Legal Standards for Trademark Infringement
In its analysis, the court referred to legal standards governing trademark infringement, which require a determination of whether the use of a trademark is likely to cause confusion among consumers. The relevant statutes, including 15 U.S.C. § 1114(1) and 78 Oklahoma Statutes § 31, establish that the unauthorized use of a trademark that resembles a registered mark can lead to liability if it is likely to confuse consumers regarding the source of the goods. The court underscored that the similarity of sound, sight, and meaning of the marks must be analyzed collectively, and that even minor dissimilarities in form and color do not negate the possibility of trademark infringement if the distinctive elements of the mark are imitated. This comprehensive approach allowed the court to assess the likelihood of confusion effectively.
Evidence of Likelihood of Confusion
The court recognized that the defendants had previously been denied a trademark registration for "Tacola," which indicated that even the Patent Office acknowledged the potential for confusion with "Coca-Cola." This ruling by the Trademark Trial and Appeal Board was a significant factor in the court's decision, highlighting that the defendants' branding choices had already raised concerns about misleading consumers. The court also stated that the likelihood of confusion was heightened by the fact that both beverages were marketed in similar contexts, where consumers might make purchasing decisions based solely on the name. This finding reinforced the court’s conclusion that a substantial number of consumers could be misled by the defendants’ actions, leading to potential harm to the Coca-Cola brand.
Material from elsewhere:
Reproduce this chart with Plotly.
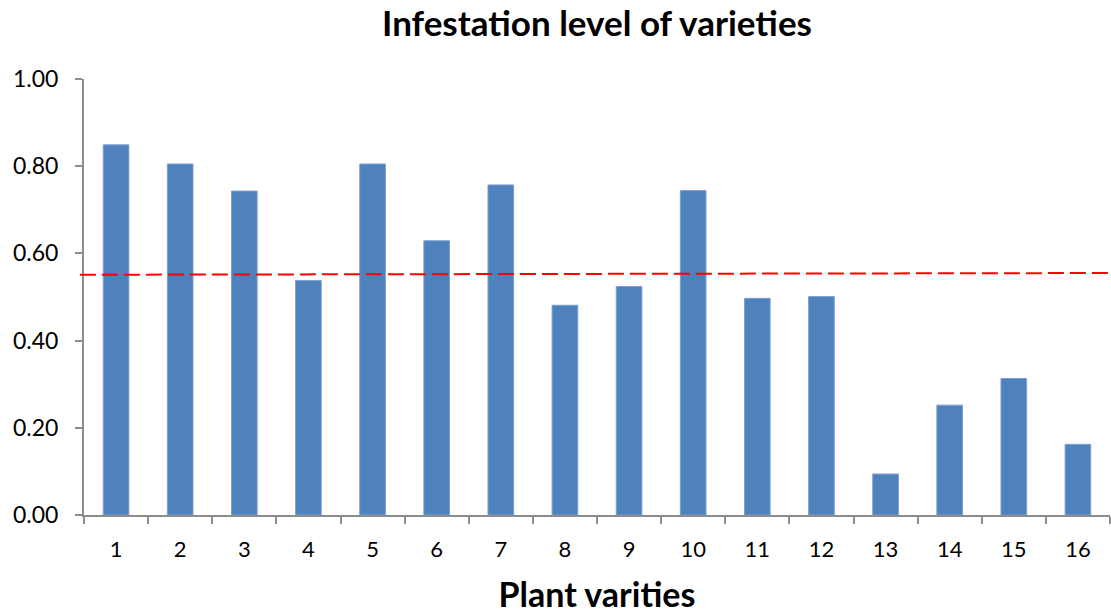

Irreparable Harm Consideration
In addressing the potential harm to the plaintiff, the court emphasized the concept of irreparable injury, which is often a critical factor in trademark infringement cases. The court asserted that unless the defendants were enjoined from continuing their practices, The Coca-Cola Company would suffer significant harm that could not be adequately remedied through monetary damages alone. The nature of brand reputation and consumer trust in the marketplace was underscored, indicating that any confusion could erode the distinct identity that Coca-Cola had established over the years. This reasoning contributed to the court's determination that protective measures were necessary to safeguard the plaintiff's interests and prevent further infringement.
Conclusion of the Court
Ultimately, the court concluded that the defendants' use of "Tacola" and "Tacola Cola" constituted trademark infringement and unfair competition. It found that the similarities between the names were likely to mislead consumers, which warranted the granting of a permanent injunction against the defendants. The court's decision reinforced the principle that businesses must exercise caution when adopting trademarks that could be perceived as similar to established brands, particularly in industries where consumer confusion could have serious ramifications. The court instructed the plaintiff's counsel to prepare a judgment that would formalize the injunction and ensure compliance with the ruling, thereby protecting the integrity of the Coca-Cola trademarks moving forward.